On sait d’autre part que Jamin fut le « secrétaire » de Ronsard, de 1565 à 1573 environ. Discretus vir, magister, clericus lingonensis diocesis, Jamin céda à Ronsard le prieuré de Croixval en mars 1566 (Froger, Rons. eccl., pp. 35 et 63). Il figure dans un acte d’avril 1568 comme « secretaire du prieur de St-Cosme » (Ibid., pp. 35 et 39). L’examen de ses œuvres, surtout de celles qui sont disséminées dans les publications faites par Ronsard de 1569 à 1572, nous a prouvé qu’il resta près de lui ces années-là comme « secretaire », jusqu’au jour où Ronsard obtint pour lui de Charles IX la charge de « Secretaire et Lecteur ordinaire de la chambre du Roy » (dans le courant de 1573 ou au début de 1574).

Cf. mes articles de la Rev. d’Hist. litt. de janvier 1906, et des Annales Fléchoises de septembre 1906, sur Ronsard et Jamin et sur les pièces qu’ils composèrent l’un pour l’autre ou s’adressèrent mutuellement ; ma thèse sur Ronsard p. lyr., Index.

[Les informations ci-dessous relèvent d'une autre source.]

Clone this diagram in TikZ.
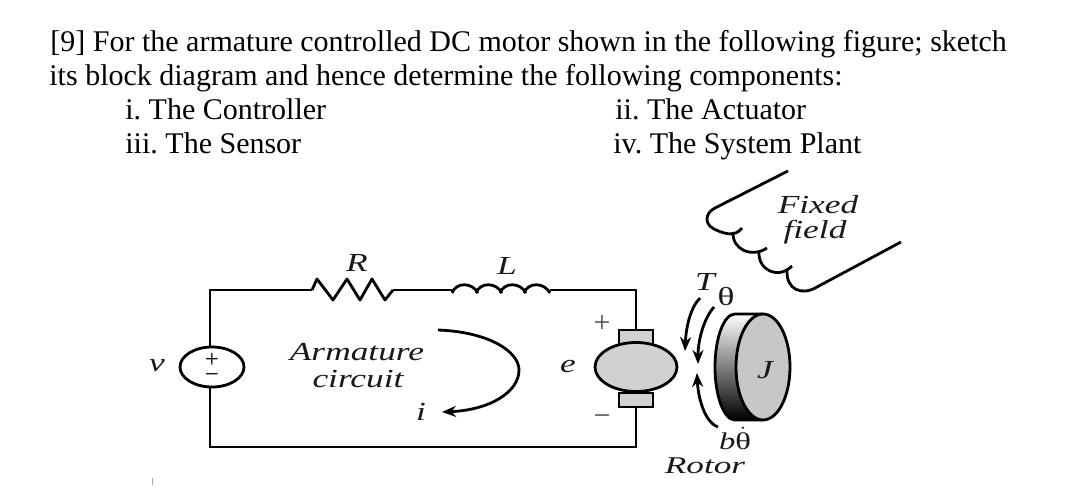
\documentclass[tikz,border=0pt]{standalone}
\usepackage{fontspec}
\usepackage{graphicx}
\setmainfont{Liberation Serif}
\usetikzlibrary{shapes.geometric,arrows.meta}
\newcommand{\widelab}[1]{\scalebox{1.36}[1]{\itshape #1}}
\begin{document}
\frenchspacing
\begin{tikzpicture}[x=1pt,y=-1pt,>={Stealth[length=14pt,width=11pt]},line width=2.8pt,
    body text/.style={font=\fontsize{30}{34}\selectfont,anchor=base west,inner sep=0pt},
    lab/.style={font=\fontsize{26}{28}\selectfont,inner sep=0pt,text=black!90},
    sign/.style={font=\fontsize{30}{30}\selectfont,inner sep=0pt,text=black!70},
    brush/.style={draw,rectangle,fill=black!18,minimum width=34pt,minimum height=14pt,inner sep=0pt}]
    \useasboundingbox (0,0) rectangle (1080,492);

    % question text
    \node[body text] (line1) at (49,52) {[9] For the armature controlled DC motor shown in the following figure; sketch};
    \node[body text] (line2) at (48,86) {its block diagram and hence determine the following components:};
    \node[body text] (compA) at (124,120) {i. The Controller};
    \node[body text] (compB) at (614,120) {ii. The Actuator};
    \node[body text] (compC) at (124,154) {iii. The Sensor};
    \node[body text] (compD) at (612,154) {iv. The System Plant};

    % circuit
    \node[draw,ellipse,inner sep=0pt,minimum width=64pt,minimum height=40pt] (src) at (212,367) {};
    \node[sign,text=black,font=\fontsize{25}{25}\selectfont] (srcPlus) at (212,360) {+};
    \node[sign,text=black,font=\fontsize{25}{25}\selectfont] (srcMinus) at (212,378) {−};
    \node[brush] (brushT) at (636,337) {};
    \node[brush] (brushB) at (636,400) {};
    \node[draw,ellipse,fill=black!18,inner sep=0pt,minimum width=82pt,minimum height=49pt] (motor) at (636,367) {};
    \coordinate (cornerTL) at (210,290);
    \coordinate (cornerTR) at (636,290);
    \coordinate (cornerBL) at (210,447);
    \coordinate (cornerBR) at (636,447);
    \coordinate (resA) at (312,290);
    \coordinate (resB) at (393,290);
    \coordinate (indA) at (452,290);
    \coordinate (indB) at (550,290);

    \draw (src.north -| cornerTL) -- (cornerTL) -- (resA);
    \draw (resB) -- (indA);
    \draw (indB) -- (cornerTR) -- (brushT.north);
    \draw (src.south -| cornerBL) -- (cornerBL) -- (cornerBR) -- (brushB.south);

    % resistor and inductor
    \draw[line join=round] (resA) -- (317,279) -- (333,300) -- (347,279) -- (360,300) -- (372,279) -- (385,300) -- (resB);
    \foreach \xa in {452,476,500,524}
        \draw (\xa,293) .. controls (\xa+4,282) and (\xa+20,282) .. (\xa+26,293);

    % current arrow
    \coordinate (arcA) at (438,330);
    \coordinate (arcB) at (442,412);
    \draw[->] (arcA) .. controls (490,332) and (519,352) .. (519,370) .. controls (519,392) and (490,410) .. (arcB);

    % rotor
    \path[shade,top color=white,middle color=black!20,bottom color=black] (735,314) -- (763,314) -- (763,420) -- (735,420) arc[start angle=-270,end angle=-90,x radius=20,y radius=53];
    \draw (763,314) -- (735,314) arc[start angle=-90,end angle=-270,x radius=20,y radius=53] -- (763,420);
    \node[draw,ellipse,fill=black!22,inner sep=0pt,minimum width=54pt,minimum height=106pt] (disc) at (763,367) {};

    % torque arrows
    \coordinate (torqueA) at (700,298);
    \coordinate (torqueB) at (685,351);
    \coordinate (thetaA) at (714,307);
    \coordinate (thetaB) at (698,364);
    \coordinate (dampA) at (718,427);
    \coordinate (dampB) at (697,373);
    \draw[->] (torqueA) .. controls (690,308) and (686,328) .. (torqueB);
    \draw[->] (thetaA) .. controls (704,318) and (698,340) .. (thetaB);
    \draw[->] (dampA) .. controls (704,422) and (698,396) .. (dampB);

    % fixed field winding
    \draw[line join=round] (788,171) -- (715,208) .. controls (705,213) and (704,224) .. (714,229) .. controls (722,233) and (735,238) .. (742,228);
    \draw (733,232) .. controls (732,250) and (752,258) .. (767,248);
    \draw (759,252) .. controls (758,270) and (778,280) .. (792,266);
    \draw (787,270) .. controls (786,290) and (802,296) .. (817,287) -- (901,242);

    % labels
    \node[lab] (vLab) at (157,366) {\widelab{v}};
    \node[lab] (rLab) at (357,263) {\widelab{R}};
    \node[lab] (lLab) at (507,266) {\widelab{L}};
    \node[lab] (armLab) at (357,352) {\widelab{Armature}};
    \node[lab] (cirLab) at (358,379) {\widelab{circuit}};
    \node[lab] (iLab) at (421,412) {\widelab{i}};
    \node[lab] (eLab) at (568,367) {\widelab{e}};
    \node[sign] (plusLab) at (602,324) {+};
    \node[sign] (minusLab) at (602,420) {−};
    \node[lab] (tLab) at (705,282) {\widelab{T}};
    \node[lab] (thLab) at (726,297) {\scalebox{1.36}[1]{θ}};
    \node[lab] (jLab) at (765,370) {\widelab{J}};
    \node[lab,font=\fontsize{24}{24}\selectfont] (bLab) at (735,438) {\scalebox{1.36}[1]{\textit{b}$\dot{\hbox{θ}}$}};
    \node[lab,font=\fontsize{24}{24}\selectfont] (rotorLab) at (705,466) {\scalebox{1.47}[1]{\itshape Rotor}};
    \node[lab] (fixLab) at (818,205) {\widelab{Fixed}};
    \node[lab] (fldLab) at (815,232) {\widelab{field}};

    \draw[black!35,line width=1pt] (152,478) -- (152,485);
\end{tikzpicture}
\end{document}
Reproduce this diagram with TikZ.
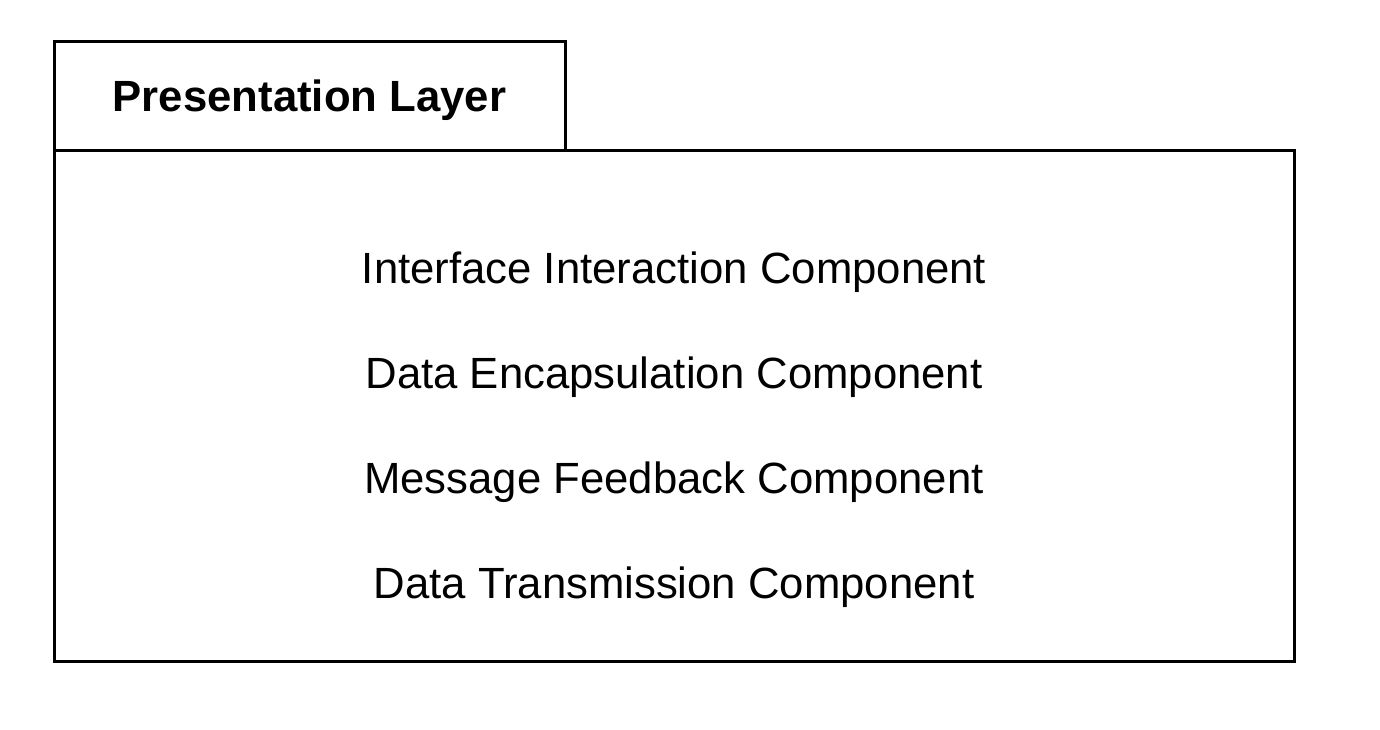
\documentclass[tikz,border=0pt]{standalone}
\usepackage{fontspec}
\setmainfont{Liberation Sans}
\begin{document}
\begin{tikzpicture}[x=1pt,y=-1pt,
  frame/.style={draw=black,line width=3pt,fill=white},
  tabtitle/.style={font=\fontsize{43.7}{50}\selectfont\bfseries,anchor=base},
  item/.style={font=\fontsize{43.7}{50}\selectfont,anchor=base}]
\useasboundingbox[fill=white] (0,0) rectangle (1380,730);
% package tab and body
\path[frame] (54,42) rectangle (565,151);
\path[frame] (54,151) rectangle (1294,661);
\node[tabtitle] (title) at (309.5,112) {Presentation Layer};
% components listed inside the package
\node[item] (c1) at (674,283) {Interface Interaction Component};
\node[item] (c2) at (674,388) {Data Encapsulation Component};
\node[item] (c3) at (674,493) {Message Feedback Component};
\node[item] (c4) at (674,598) {Data Transmission Component};
\end{tikzpicture}
\end{document}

P. 43, l. 12. — Poëte tragique. Pour l’opinion de Ronsard sur Robert Garnier, voir le sonnet Je suis ravi quand ce brave sonneur, qui parut en tête de la tragédie de Porcic (1568) ; le sonnet Il me souvient, Garnier, qui parut en tête de l’Hippolyte (1573) ; le sonnet Le vieil cothurne d’Euripide, qui parut en tête de la Cornélie (1574) ; le sonnet Quel son masle et hardy, qui parut en tête de la Troade (1579). On trouve ces quatre sonnets réunis dans l’éd. Blanchemain, V, pp. 353 à 355. — De son côté, Rob. Garnier a écrit à la louange de Ronsard le sonnet Tu gravois dans le ciel, et une longue pièce élégiaque d’un beau rythme pour son « tombeau » (Bl., I, 140 ; VIII, 243). Cf. II. Chardon, Robert

  1. L’odelette de 1554, Ha si l’or pouvait allonger (Bl., II, 288), ne fut dédiée à Jamin qu’en 1578.